Things changed when Clint Simonson of Destijl stumbled on one of Michael’s records - Border of My Mind - in the late 90s. Brothers Jim & Mike Blaha also lucked their way into Michael Yonkers world by a chance encounter with a 7” put out by Get Hip Records. All three set off to find this fascinating musician...and they did. While Simonson heard, fell in love with, and finally released Microminiature Love, the Blaha brothers and their band The Blind Shake chanced into a jam session with Yonkers.
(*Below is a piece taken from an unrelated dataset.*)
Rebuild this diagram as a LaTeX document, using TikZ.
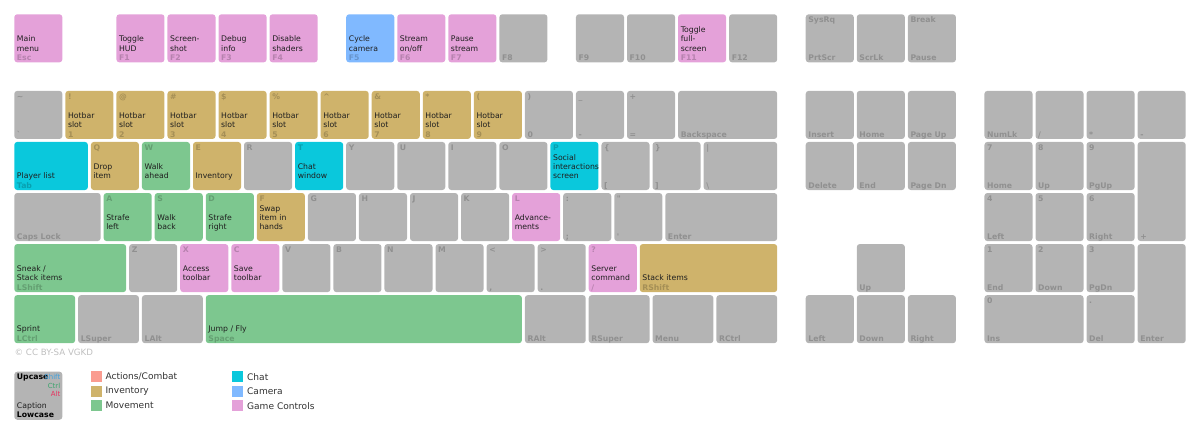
\documentclass[tikz,border=0pt]{standalone}
\usepackage{fontspec}
\setmainfont{DejaVu Sans}
\usepackage{tikz}
\usetikzlibrary{positioning}
\usepackage{xcolor}

\definecolor{kgray}{HTML}{B4B4B4}
\definecolor{kpink}{HTML}{E4A1D9}
\definecolor{kblue}{HTML}{80B9FF}
\definecolor{kcyan}{HTML}{0AC8DC}
\definecolor{kgold}{HTML}{CFB36B}
\definecolor{kgreen}{HTML}{7DC78F}
\definecolor{kred}{HTML}{FA9C90}
\definecolor{kshift}{HTML}{3FA2E0}
\definecolor{kctrl}{HTML}{3BA46C}
\definecolor{kalt}{HTML}{E8325E}

\tikzset{
  keybox/.style={draw=none, rounded corners=2.2pt, anchor=north west, inner sep=0pt, outer sep=0pt},
  keytop/.style={inner sep=0pt, font=\fontsize{5.8}{7}\selectfont\bfseries},
  keycap/.style={inner sep=0pt, text=black!88, font=\fontsize{5.8}{7}\selectfont},
  modtext/.style={inner sep=0pt, font=\fontsize{5.2}{6}\selectfont},
  swatch/.style={inner sep=0pt, minimum width=8.2pt, minimum height=8.2pt},
  legtext/.style={inner sep=0pt, anchor=west, text=black!80, font=\fontsize{6.8}{8}\selectfont},
}

% one key: name, x, y, width, height (in key units), colour, upper label, caption, lower label
\newcommand{\kbkey}[9]{%
  \node[keybox, fill=#6, minimum width={(#4*51.06-3)*0.75}, minimum height={(#5*51.06-3)*0.75}]
    (#1) at ({14.3+#2*51.06},{14.3+#3*51.06}) {};
  \node[keytop, text=#6!80!black, anchor=base west] (#1-up) at ([xshift=1.8pt,yshift=-6.2pt]#1.north west) {#7};
  \node[keycap, anchor=base west] (#1-cap) at ([xshift=1.8pt,yshift=1.4pt]#1.south west)
    {\begin{tabular}[b]{@{}l@{}}#8\\\textbf{\color{#6!80!black}#9}\end{tabular}};
}

\begin{document}
\begin{tikzpicture}[x=0.75pt, y=-0.75pt]
    \useasboundingbox (0,0) rectangle (1200,434);

    % function row
    \kbkey{esc}{0}{0}{1}{1}{kpink}{}{Main\\menu}{Esc}
    \kbkey{f1}{2}{0}{1}{1}{kpink}{}{Toggle\\HUD}{F1}
    \kbkey{f2}{3}{0}{1}{1}{kpink}{}{Screen-\\shot}{F2}
    \kbkey{f3}{4}{0}{1}{1}{kpink}{}{Debug\\info}{F3}
    \kbkey{f4}{5}{0}{1}{1}{kpink}{}{Disable\\shaders}{F4}
    \kbkey{f5}{6.5}{0}{1}{1}{kblue}{}{Cycle\\camera}{F5}
    \kbkey{f6}{7.5}{0}{1}{1}{kpink}{}{Stream\\on/off}{F6}
    \kbkey{f7}{8.5}{0}{1}{1}{kpink}{}{Pause\\stream}{F7}
    \kbkey{f8}{9.5}{0}{1}{1}{kgray}{}{}{F8}
    \kbkey{f9}{11}{0}{1}{1}{kgray}{}{}{F9}
    \kbkey{f10}{12}{0}{1}{1}{kgray}{}{}{F10}
    \kbkey{f11}{13}{0}{1}{1}{kpink}{}{Toggle\\full-\\screen}{F11}
    \kbkey{f12}{14}{0}{1}{1}{kgray}{}{}{F12}
    \kbkey{prtscr}{15.5}{0}{1}{1}{kgray}{SysRq}{}{PrtScr}
    \kbkey{scrlk}{16.5}{0}{1}{1}{kgray}{}{}{ScrLk}
    \kbkey{pause}{17.5}{0}{1}{1}{kgray}{Break}{}{Pause}

    % number row
    \kbkey{grave}{0}{1.5}{1}{1}{kgray}{\textasciitilde}{}{\textasciigrave}
    \kbkey{k1}{1}{1.5}{1}{1}{kgold}{!}{Hotbar\\slot}{1}
    \kbkey{k2}{2}{1.5}{1}{1}{kgold}{@}{Hotbar\\slot}{2}
    \kbkey{k3}{3}{1.5}{1}{1}{kgold}{\#}{Hotbar\\slot}{3}
    \kbkey{k4}{4}{1.5}{1}{1}{kgold}{\$}{Hotbar\\slot}{4}
    \kbkey{k5}{5}{1.5}{1}{1}{kgold}{\%}{Hotbar\\slot}{5}
    \kbkey{k6}{6}{1.5}{1}{1}{kgold}{\textasciicircum}{Hotbar\\slot}{6}
    \kbkey{k7}{7}{1.5}{1}{1}{kgold}{\&}{Hotbar\\slot}{7}
    \kbkey{k8}{8}{1.5}{1}{1}{kgold}{*}{Hotbar\\slot}{8}
    \kbkey{k9}{9}{1.5}{1}{1}{kgold}{(}{Hotbar\\slot}{9}
    \kbkey{k0}{10}{1.5}{1}{1}{kgray}{)}{}{0}
    \kbkey{minus}{11}{1.5}{1}{1}{kgray}{\_}{}{-}
    \kbkey{equal}{12}{1.5}{1}{1}{kgray}{+}{}{=}
    \kbkey{bksp}{13}{1.5}{2}{1}{kgray}{}{}{Backspace}
    \kbkey{insert}{15.5}{1.5}{1}{1}{kgray}{}{}{Insert}
    \kbkey{home}{16.5}{1.5}{1}{1}{kgray}{}{}{Home}
    \kbkey{pgup}{17.5}{1.5}{1}{1}{kgray}{}{}{Page Up}
    \kbkey{numlk}{19}{1.5}{1}{1}{kgray}{}{}{NumLk}
    \kbkey{numdiv}{20}{1.5}{1}{1}{kgray}{}{}{/}
    \kbkey{nummul}{21}{1.5}{1}{1}{kgray}{}{}{*}
    \kbkey{numsub}{22}{1.5}{1}{1}{kgray}{}{}{-}

    % top letter row
    \kbkey{tab}{0}{2.5}{1.5}{1}{kcyan}{}{Player list}{Tab}
    \kbkey{q}{1.5}{2.5}{1}{1}{kgold}{Q}{Drop\\item}{}
    \kbkey{w}{2.5}{2.5}{1}{1}{kgreen}{W}{Walk\\ahead}{}
    \kbkey{e}{3.5}{2.5}{1}{1}{kgold}{E}{Inventory}{}
    \kbkey{r}{4.5}{2.5}{1}{1}{kgray}{R}{}{}
    \kbkey{t}{5.5}{2.5}{1}{1}{kcyan}{T}{Chat\\window}{}
    \kbkey{y}{6.5}{2.5}{1}{1}{kgray}{Y}{}{}
    \kbkey{u}{7.5}{2.5}{1}{1}{kgray}{U}{}{}
    \kbkey{i}{8.5}{2.5}{1}{1}{kgray}{I}{}{}
    \kbkey{o}{9.5}{2.5}{1}{1}{kgray}{O}{}{}
    \kbkey{p}{10.5}{2.5}{1}{1}{kcyan}{P}{Social\\interactions\\screen}{}
    \kbkey{lbrack}{11.5}{2.5}{1}{1}{kgray}{\{}{}{[}
    \kbkey{rbrack}{12.5}{2.5}{1}{1}{kgray}{\}}{}{]}
    \kbkey{bslash}{13.5}{2.5}{1.5}{1}{kgray}{\textbar}{}{\textbackslash}
    \kbkey{delete}{15.5}{2.5}{1}{1}{kgray}{}{}{Delete}
    \kbkey{end}{16.5}{2.5}{1}{1}{kgray}{}{}{End}
    \kbkey{pgdn}{17.5}{2.5}{1}{1}{kgray}{}{}{Page Dn}
    \kbkey{num7}{19}{2.5}{1}{1}{kgray}{7}{}{Home}
    \kbkey{num8}{20}{2.5}{1}{1}{kgray}{8}{}{Up}
    \kbkey{num9}{21}{2.5}{1}{1}{kgray}{9}{}{PgUp}
    \kbkey{numadd}{22}{2.5}{1}{2}{kgray}{}{}{+}

    % home row
    \kbkey{caps}{0}{3.5}{1.75}{1}{kgray}{}{}{Caps Lock}
    \kbkey{a}{1.75}{3.5}{1}{1}{kgreen}{A}{Strafe\\left}{}
    \kbkey{s}{2.75}{3.5}{1}{1}{kgreen}{S}{Walk\\back}{}
    \kbkey{d}{3.75}{3.5}{1}{1}{kgreen}{D}{Strafe\\right}{}
    \kbkey{f}{4.75}{3.5}{1}{1}{kgold}{F}{Swap\\item in\\hands}{}
    \kbkey{g}{5.75}{3.5}{1}{1}{kgray}{G}{}{}
    \kbkey{h}{6.75}{3.5}{1}{1}{kgray}{H}{}{}
    \kbkey{j}{7.75}{3.5}{1}{1}{kgray}{J}{}{}
    \kbkey{k}{8.75}{3.5}{1}{1}{kgray}{K}{}{}
    \kbkey{l}{9.75}{3.5}{1}{1}{kpink}{L}{Advance-\\ments}{}
    \kbkey{semi}{10.75}{3.5}{1}{1}{kgray}{:}{}{;}
    \kbkey{quote}{11.75}{3.5}{1}{1}{kgray}{\textquotedbl}{}{\textquotesingle}
    \kbkey{enter}{12.75}{3.5}{2.25}{1}{kgray}{}{}{Enter}
    \kbkey{num4}{19}{3.5}{1}{1}{kgray}{4}{}{Left}
    \kbkey{num5}{20}{3.5}{1}{1}{kgray}{5}{}{}
    \kbkey{num6}{21}{3.5}{1}{1}{kgray}{6}{}{Right}

    % shift row
    \kbkey{lshift}{0}{4.5}{2.25}{1}{kgreen}{}{Sneak /\\Stack items}{LShift}
    \kbkey{z}{2.25}{4.5}{1}{1}{kgray}{Z}{}{}
    \kbkey{x}{3.25}{4.5}{1}{1}{kpink}{X}{Access\\toolbar}{}
    \kbkey{c}{4.25}{4.5}{1}{1}{kpink}{C}{Save\\toolbar}{}
    \kbkey{v}{5.25}{4.5}{1}{1}{kgray}{V}{}{}
    \kbkey{b}{6.25}{4.5}{1}{1}{kgray}{B}{}{}
    \kbkey{n}{7.25}{4.5}{1}{1}{kgray}{N}{}{}
    \kbkey{m}{8.25}{4.5}{1}{1}{kgray}{M}{}{}
    \kbkey{comma}{9.25}{4.5}{1}{1}{kgray}{<}{}{,}
    \kbkey{period}{10.25}{4.5}{1}{1}{kgray}{>}{}{.}
    \kbkey{slash}{11.25}{4.5}{1}{1}{kpink}{?}{Server\\command}{/}
    \kbkey{rshift}{12.25}{4.5}{2.75}{1}{kgold}{}{Stack items}{RShift}
    \kbkey{arup}{16.5}{4.5}{1}{1}{kgray}{}{}{Up}
    \kbkey{num1}{19}{4.5}{1}{1}{kgray}{1}{}{End}
    \kbkey{num2}{20}{4.5}{1}{1}{kgray}{2}{}{Down}
    \kbkey{num3}{21}{4.5}{1}{1}{kgray}{3}{}{PgDn}
    \kbkey{numenter}{22}{4.5}{1}{2}{kgray}{}{}{Enter}

    % bottom row
    \kbkey{lctrl}{0}{5.5}{1.25}{1}{kgreen}{}{Sprint}{LCtrl}
    \kbkey{lsuper}{1.25}{5.5}{1.25}{1}{kgray}{}{}{LSuper}
    \kbkey{lalt}{2.5}{5.5}{1.25}{1}{kgray}{}{}{LAlt}
    \kbkey{space}{3.75}{5.5}{6.25}{1}{kgreen}{}{Jump / Fly}{Space}
    \kbkey{ralt}{10}{5.5}{1.25}{1}{kgray}{}{}{RAlt}
    \kbkey{rsuper}{11.25}{5.5}{1.25}{1}{kgray}{}{}{RSuper}
    \kbkey{menu}{12.5}{5.5}{1.25}{1}{kgray}{}{}{Menu}
    \kbkey{rctrl}{13.75}{5.5}{1.25}{1}{kgray}{}{}{RCtrl}
    \kbkey{arleft}{15.5}{5.5}{1}{1}{kgray}{}{}{Left}
    \kbkey{ardown}{16.5}{5.5}{1}{1}{kgray}{}{}{Down}
    \kbkey{arright}{17.5}{5.5}{1}{1}{kgray}{}{}{Right}
    \kbkey{num0}{19}{5.5}{2}{1}{kgray}{0}{}{Ins}
    \kbkey{numdot}{21}{5.5}{1}{1}{kgray}{.}{}{Del}

    % copyright
    \node[inner sep=0pt, anchor=base west, text=black!25, font=\fontsize{6.5}{8}\selectfont] (copy) at (14.3,356) {© CC BY-SA VGKD};

    % legend key
    \node[keybox, fill=kgray, minimum width={48.06*0.75}, minimum height={48.06*0.75}] (legend) at (14.3,371.7) {};
    \node[keytop, text=black, anchor=base west] (legend-up) at ([xshift=1.8pt,yshift=-6.2pt]legend.north west) {Upcase};
    \node[modtext, text=kshift, anchor=base east] (legend-shift) at ([xshift=-1.4pt,yshift=-6.2pt]legend.north east) {Shift};
    \node[modtext, text=kctrl, anchor=base east] (legend-ctrl) at ([xshift=-1.4pt,yshift=-12.4pt]legend.north east) {Ctrl};
    \node[modtext, text=kalt, anchor=base east] (legend-alt) at ([xshift=-1.4pt,yshift=-18.7pt]legend.north east) {Alt};
    \node[keycap, anchor=base west] (legend-cap) at ([xshift=1.8pt,yshift=1.4pt]legend.south west)
      {\begin{tabular}[b]{@{}l@{}}Caption\\\textbf{\color{black}Lowcase}\end{tabular}};

    % legend colours
    \node[swatch, fill=kred] (lg-act) at (96.2,376.7) {};
    \node[legtext, right=2.5pt of lg-act] (lg-act-t) {Actions/Combat};
    \node[swatch, fill=kgold] (lg-inv) at (96.2,391.2) {};
    \node[legtext, right=2.5pt of lg-inv] (lg-inv-t) {Inventory};
    \node[swatch, fill=kgreen] (lg-mov) at (96.2,405.7) {};
    \node[legtext, right=2.5pt of lg-mov] (lg-mov-t) {Movement};
    \node[swatch, fill=kcyan] (lg-chat) at (237.8,376.7) {};
    \node[legtext, right=2.5pt of lg-chat] (lg-chat-t) {Chat};
    \node[swatch, fill=kblue] (lg-cam) at (237.8,391.2) {};
    \node[legtext, right=2.5pt of lg-cam] (lg-cam-t) {Camera};
    \node[swatch, fill=kpink] (lg-game) at (237.8,405.7) {};
    \node[legtext, right=2.5pt of lg-game] (lg-game-t) {Game Controls};
\end{tikzpicture}
\end{document}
That jam was to lead to a fantastic collaboration by Michael Yonkers with the Blind Shake entitled Carbohydrates Hydrocarbons.
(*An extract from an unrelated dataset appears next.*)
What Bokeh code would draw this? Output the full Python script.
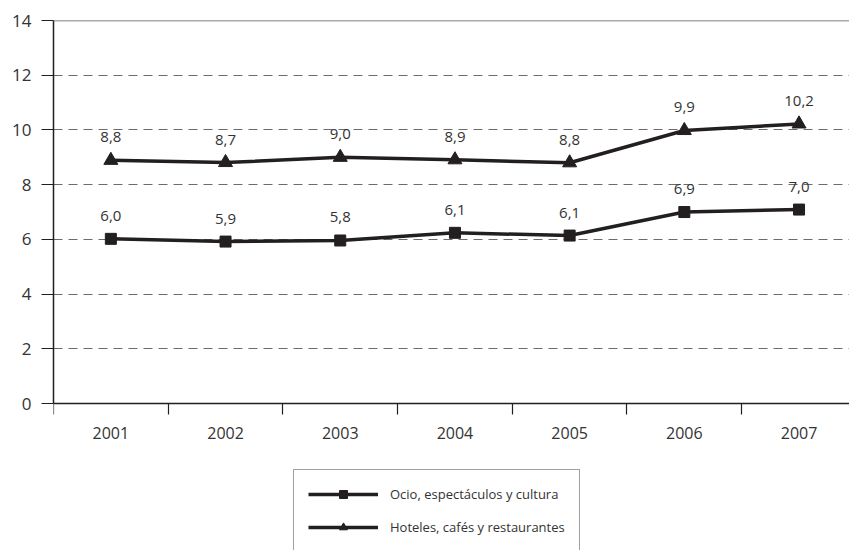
from bokeh.plotting import figure
from bokeh.models import (ColumnDataSource, FixedTicker, Range1d, Legend, LegendItem, Span)
from bokeh.core.properties import value
from bokeh.embed import file_html
from bokeh.resources import INLINE

years = ["2001", "2002", "2003", "2004", "2005", "2006", "2007"]
ocio = [6.02, 5.92, 5.96, 6.24, 6.14, 7.0, 7.09]
ocio_labels = ["6,0", "5,9", "5,8", "6,1", "6,1", "6,9", "7,0"]
hoteles = [8.89, 8.81, 9.0, 8.91, 8.80, 9.98, 10.22]
hoteles_labels = ["8,8", "8,7", "9,0", "8,9", "8,8", "9,9", "10,2"]
series_names = ["Ocio, espectáculos y cultura", "Hoteles, cafés y restaurantes"]
y_ticks = [0, 2, 4, 6, 8, 10, 12, 14]

FONT = "Open Sans"
INK = "#231f20"
TXT = "#333333"

xpos = [i + 0.5 for i in range(len(years))]
src_o = ColumnDataSource(dict(x=xpos, y=ocio, lab=ocio_labels))
src_h = ColumnDataSource(dict(x=xpos, y=hoteles, lab=hoteles_labels))

# frame runs to the bottom of the page; value 0 sits 147 px above it
p = figure(width=849, height=550, output_backend="svg", toolbar_location=None,
           x_range=Range1d(0, 6.94), y_range=Range1d(-5.37, 14),
           min_border_left=53, min_border_right=0, min_border_top=20, min_border_bottom=0)
p.outline_line_color = None
p.background_fill_color = "white"
p.border_fill_color = "white"

# y axis
p.yaxis.ticker = FixedTicker(ticks=y_ticks)
p.yaxis.bounds = (y_ticks[0], y_ticks[-1])
p.yaxis.major_tick_out = 12
p.yaxis.major_tick_in = 0
p.yaxis.minor_tick_line_color = None
p.yaxis.axis_line_color = INK
p.yaxis.axis_line_width = 1.5
p.yaxis.major_tick_line_color = INK
p.yaxis.major_tick_line_width = 1.2
p.yaxis.major_label_text_font = FONT
p.yaxis.major_label_text_font_size = "17px"
p.yaxis.major_label_text_color = TXT
p.yaxis.major_label_standoff = 10

# x axis, pinned at value 0
p.xaxis.fixed_location = 0
p.xaxis.ticker = FixedTicker(ticks=xpos, minor_ticks=list(range(len(years) + 1)))
p.xaxis.major_label_overrides = {x: y for x, y in zip(xpos, years)}
p.xaxis.major_tick_out = 0
p.xaxis.major_tick_in = 0
p.xaxis.major_tick_line_color = None
p.xaxis.minor_tick_out = 11
p.xaxis.minor_tick_in = 0
p.xaxis.minor_tick_line_color = INK
p.xaxis.minor_tick_line_width = 1.2
p.xaxis.axis_line_color = INK
p.xaxis.axis_line_width = 1.5
p.xaxis.major_label_text_font = FONT
p.xaxis.major_label_text_font_size = "16px"
p.xaxis.major_label_text_color = TXT
p.xaxis.major_label_standoff = 12

# grid
p.xgrid.grid_line_color = None
p.ygrid.ticker = FixedTicker(ticks=y_ticks[1:-1])
p.ygrid.grid_line_color = "#6b6b6b"
p.ygrid.grid_line_width = 1.2
p.ygrid.grid_line_dash = "9 6"
p.add_layout(Span(location=y_ticks[-1], dimension="width", line_color="#555555", line_width=1.5))

# series
lo = p.line("x", "y", source=src_o, line_color=INK, line_width=3.5)
mo = p.scatter("x", "y", source=src_o, marker="square", size=11, fill_color=INK, line_color=INK)
lh = p.line("x", "y", source=src_h, line_color=INK, line_width=3.5)
mh = p.scatter("x", "y", source=src_h, marker="triangle", size=14, fill_color=INK, line_color=INK)

for s in (src_o, src_h):
    p.text("x", "y", text="lab", source=s, text_align="center", text_baseline="middle",
           y_offset=-23, text_font=value(FONT), text_font_size="15px", text_color=TXT)

legend = Legend(items=[LegendItem(label=series_names[0], renderers=[lo, mo]),
                       LegendItem(label=series_names[1], renderers=[lh, mh])],
                location=(240, -2))
legend.glyph_width = 70
legend.glyph_height = 20
legend.label_standoff = 12
legend.padding = 14
legend.spacing = 13
legend.margin = 0
legend.border_line_color = "#444444"
legend.border_line_width = 1.2
legend.label_text_font = FONT
legend.label_text_font_size = "13px"
legend.label_text_color = TXT
legend.background_fill_color = "white"
p.add_layout(legend, "center")

open("out.html", "w").write(file_html(p, INLINE))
Carbohydrates Hydrocarbons is not only a great collection of punk-induced psychedelia, as heavy as anything can be without sludging to death; it was also the best thing Yonkers had done since Microminiature Love, and a high point of the Blind Shake. A few years later Yonkers and the Shake got together for a brief split/collaborative album on Learning Curve Records. Good stuff but not quite as powerful as the two aforementioned monsters. Now comes Period, Michael Yonkers and the Blind Shake’s first full album together since Carbohydrates Hydrocarbons and their best yet.
Like Yonkers and the Shake’s previous work, Period is tuneful and heavy and punk and psychedelic, but there is also something more. The album has an energy which is dark but not sinister. Yonkers’ lyrics are intense, even painful, but his voice is strong. The swirl of sound created by his homemade guitar is other worldly, and when woven into the guitar/baritone guitar/drum throb and punch created by the Blind Shake, Period is nothing less than great. Seriously, after six straight months of listening to Period, I think it is a classics of heavy weirdness - a melding of Von Lmo’s Future Language, High Rise II, and Monoshock’s Walk to the Fire. Period is even worthy of a listen next to Blue Cheer’s Vincebus Eruptum. Byron Coley chose it was one of the 50 best rock & roll albums (by someone over 50 yrs old) of all time. Yeah, it is a pretty great record.